Ainda com gosto de ressaca de um plantão puxado, já deixo claro meu incômodo com a pergunta: “Vamos parar de falar desse show de horrores que foi o 7 de Setembro e falar de vida. Estou cansada!”. Minha amiga provoca: “Que vida?” Eu ainda tento me desvencilhar: “Tem um sol lindo lá fora me chamando para uma caminhada”. O meu otimismo sussurra e penso em corrigir a amiga: “Boa parte do Brasil ainda deseja o futuro. Nem todos pegaram carona nesse trem fantasma desgovernado”. Mas aqui por dentro também questiono: “Como vamos contar para as crianças de hoje o que acontece num país que esquece as 600 mil vidas perdidas, que incita o ódio, que reforça a não verdade descaradamente?”. Devolvo a pergunta a ela.
A conversa flui para as origens dos nossos esquecimentos crônicos. Ela insiste que sofremos de má-fé, mas também de ignorância sistêmica: “Somos frutos de uma história narrada por homens brancos, machistas e cheios de privilégios. Uma casta de bem-nascidos ou bem-sucedidos financeiramente com burrice crônica, que não admite se sentar ao lado de pobres no avião, nem lavar as próprias cuecas”.
Sim, o Brasil se tornou o país que alimenta o ódio a partir de uma desigualdade crônica e cruel. É também um país que nega e renega. Na perspectiva de quem deseja não ver, é fácil ignorar que roubamos índios, que ainda escravizamos negros, matamos mulheres e travestis em série, negamos a liberdade de se amar independentemente de sexualidade, destruímos florestas, duvidamos da ciência.
Ignoramos que torturamos e matamos pessoas na ditadura militar. Como pontua minha amiga: “Não abrimos arquivos, anistiamos assassinos e, assim, convivemos com uma história fictícia, que surrupia as provas do terror”. Fica mais fácil assim deglutir a sugestão de alimentar famintos com fuzis e vestir as cores de um Brasil que perde a cada dia a chance de se reinventar.

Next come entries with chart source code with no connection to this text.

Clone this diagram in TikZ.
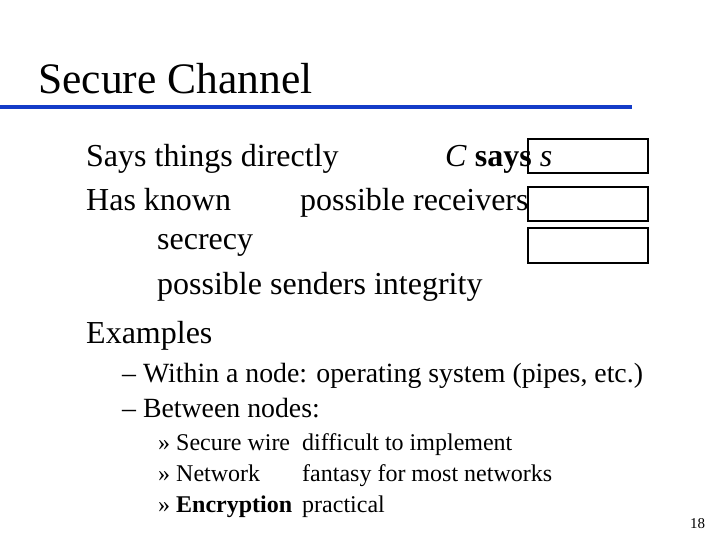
\documentclass[tikz,border=0pt]{standalone}
\usepackage{fontspec}
\setmainfont{Liberation Serif}
\definecolor{titleblue}{RGB}{20,60,200}
\begin{document}
\begin{tikzpicture}[x=1pt,y=-1pt,
  t/.style={anchor=base west,inner sep=0pt},
  big/.style={t,font=\fontsize{32}{34}\selectfont},
  mid/.style={t,font=\fontsize{27.8}{30}\selectfont},
  sm/.style={t,font=\fontsize{24}{26}\selectfont},
  box/.style={draw,line width=1.6pt}]
\useasboundingbox (0,0) rectangle (720,540);
\node[t,font=\fontsize{43.5}{46}\selectfont] (title) at (38,94) {Secure Channel};
\draw[titleblue,line width=4pt] (0,107.5) -- (632,107.5);
\node[big] (l1) at (86,167) {Says things directly};
\node[big] (cs) at (445,167) {\textit{C} \textbf{says} \textit{s}};
\node[big] (l2) at (86,211) {Has known};
\node[big] (l2b) at (300,211) {possible receivers};
\node[big] (l3) at (157,249) {secrecy};
\node[big] (l4) at (157,294) {possible senders integrity};
\node[big] (ex) at (86,343) {Examples};
\node[mid] (d1) at (122,382) {– Within a node: operating system (pipes, etc.)};
\node[mid] (d2) at (122,417) {– Between nodes:};
\node[sm] (s1) at (158,450) {» Secure wire};
\node[sm] (s1b) at (302,450) {difficult to implement};
\node[sm] (s2) at (158,481) {» Network};
\node[sm] (s2b) at (302,481) {fantasy for most networks};
\node[sm] (s3) at (158,512) {» \textbf{Encryption}};
\node[sm] (s3b) at (302,512) {practical};
\node[t,font=\fontsize{15}{16}\selectfont] (pg) at (690,528) {18};
\draw[box] (528,139) rectangle (648,173);
\draw[box] (528,187) rectangle (648,221);
\draw[box] (528,228) rectangle (648,263);
\end{tikzpicture}
\end{document}
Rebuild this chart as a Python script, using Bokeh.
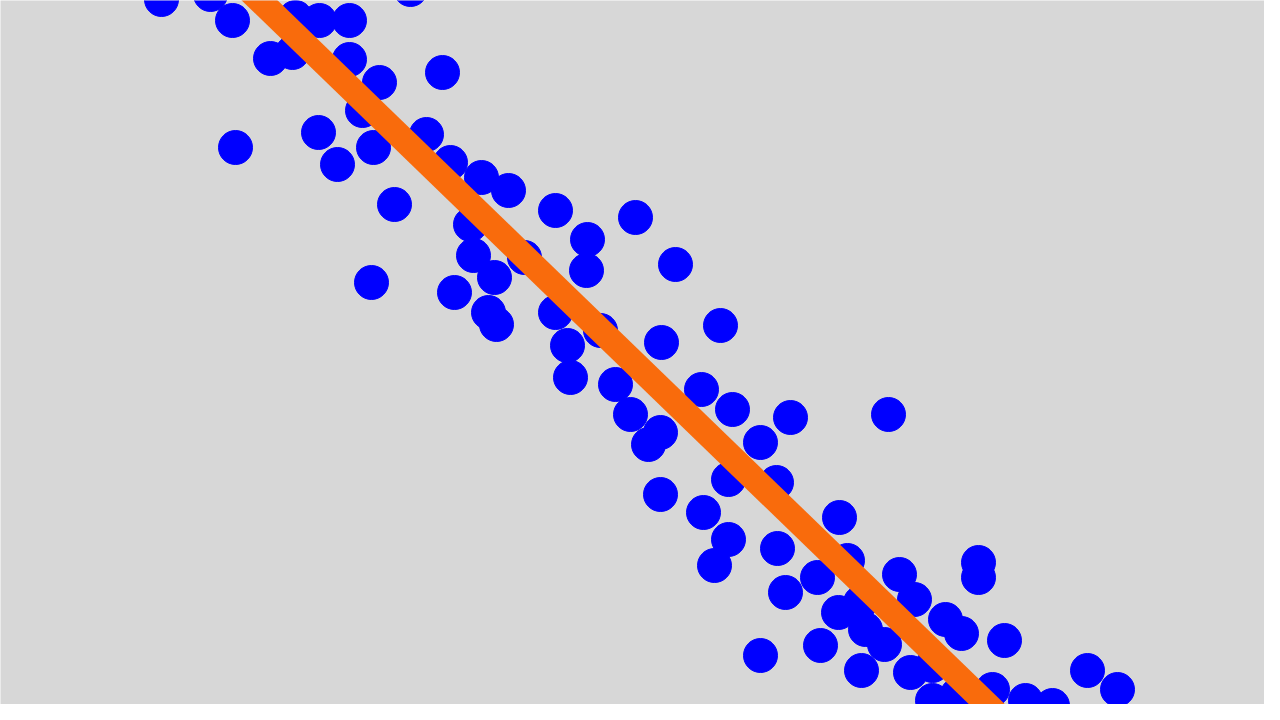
from bokeh.plotting import figure
from bokeh.models import Range1d, ColumnDataSource
from bokeh.embed import file_html
from bokeh.resources import INLINE

# Observed data (arbitrary units)
x_vals = [1.69, 2.18, 2.40, 2.78, 3.00, 3.03, 3.27, 3.57, 3.57, 3.87, 4.50, 4.18, 3.70,
          2.43, 3.26, 3.45, 3.81, 4.34, 4.58, 4.89, 5.16, 4.02, 4.78, 3.79, 4.81, 5.02,
          4.62, 4.96, 5.04, 5.32, 5.63, 5.95, 5.94, 6.43, 6.83, 5.63, 5.75, 5.78, 6.08,
          6.23, 6.38, 6.69, 7.28, 7.09, 7.40, 6.68, 6.56, 7.98, 7.68, 8.96, 7.36, 7.84,
          6.68, 7.11, 7.36, 7.22, 7.85, 8.47, 8.55, 9.07, 9.86, 9.86, 7.93, 8.25, 9.22,
          8.46, 8.68, 8.73, 8.92, 9.53, 9.69, 10.12, 7.68, 8.28, 8.69, 9.18, 9.40, 9.40,
          9.65, 10.00, 10.33, 10.60, 10.95, 11.25]
y_vals = [7.13, 7.18, 6.92, 6.54, 6.60, 6.95, 6.92, 6.92, 6.53, 6.30, 6.40, 7.23, 6.02,
          5.65, 5.80, 5.48, 5.65, 5.78, 5.50, 5.35, 5.22, 5.08, 4.88, 4.30, 4.57, 4.35,
          4.20, 4.00, 3.88, 4.55, 5.02, 4.73, 4.42, 4.95, 4.48, 4.00, 3.67, 3.35, 3.82,
          3.28, 2.98, 3.70, 3.87, 3.23, 3.03, 2.80, 2.68, 2.95, 2.70, 2.98, 2.33, 2.30,
          2.18, 2.00, 1.73, 1.47, 1.64, 1.95, 1.52, 1.38, 1.50, 1.35, 1.20, 1.35, 1.13,
          1.00, 1.10, 0.83, 0.68, 0.93, 0.79, 0.72, 0.57, 0.67, 0.42, 0.40, 0.47, 0.12,
          0.18, 0.23, 0.12, 0.07, 0.42, 0.23]

# Fitted regression line
fit_intercept = 9.706
fit_slope = -0.9677

X_START, X_END = 0.08, 12.72
Y_START, Y_END = 0.08, 7.12

p = figure(width=1264, height=704, output_backend="svg", toolbar_location=None,
           x_range=Range1d(X_START, X_END), y_range=Range1d(Y_START, Y_END),
           min_border=0, background_fill_color="#d7d7d7", border_fill_color="#d7d7d7")
p.axis.visible = False
p.grid.visible = False
p.outline_line_color = None

src = ColumnDataSource(dict(x=x_vals, y=y_vals))
p.scatter("x", "y", source=src, size=34, fill_color="#0000ff", line_color="#0000ff",
          line_width=1)

line_x = [X_START - 1, X_END + 1]
line_y = [fit_intercept + fit_slope * v for v in line_x]
p.line(line_x, line_y, line_color="#f96b0c", line_width=25, line_cap="butt")

open("out.html", "w").write(file_html(p, INLINE))
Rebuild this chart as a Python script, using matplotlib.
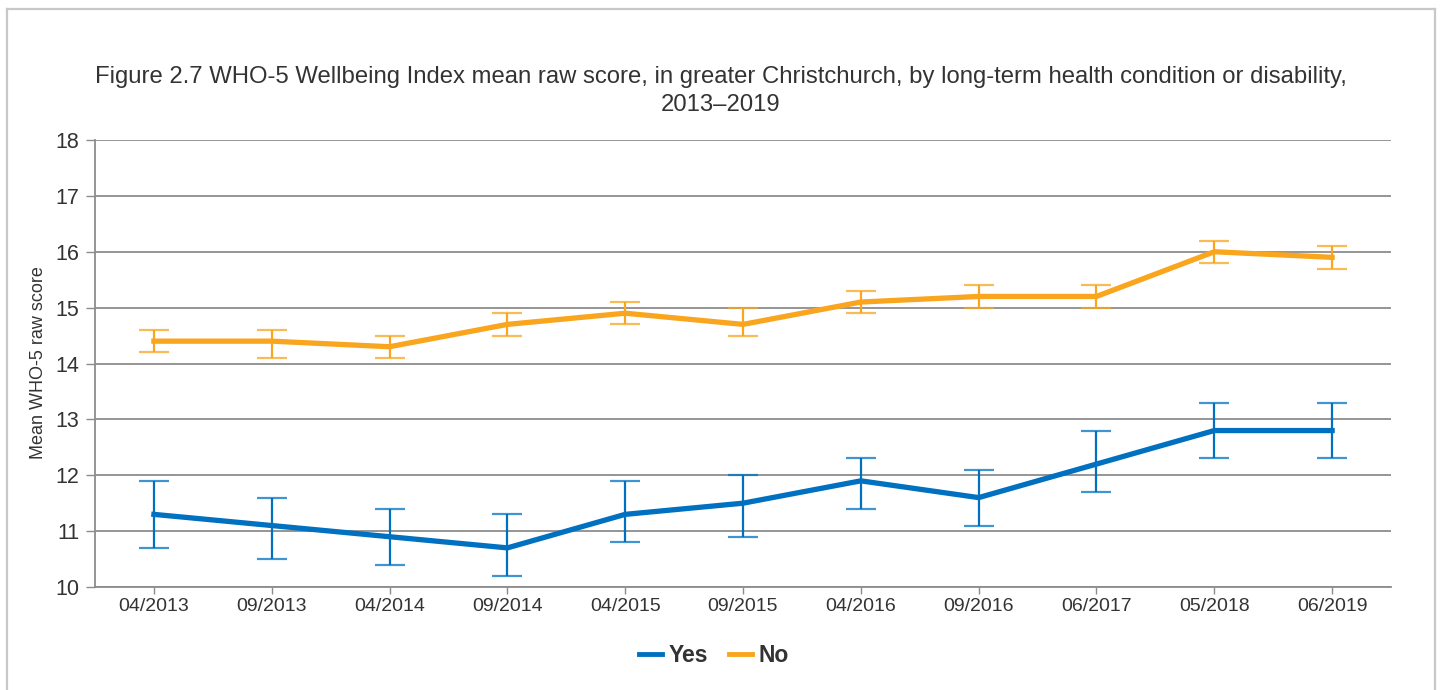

O que se viu no 7 de Setembro foi algo que pode ser tipificado — porque há transgressão clara de propósitos, regramentos, leis e bom senso. O que se viu depois disso foi um arremedo de desculpas para ganhar tempo. O que veremos sempre, se não recuperarmos a nossa história dolorosa e reconhecermos o Brasil do atraso, é um messias qualquer ditando os rumos do nosso futuro. Minha amiga está certa.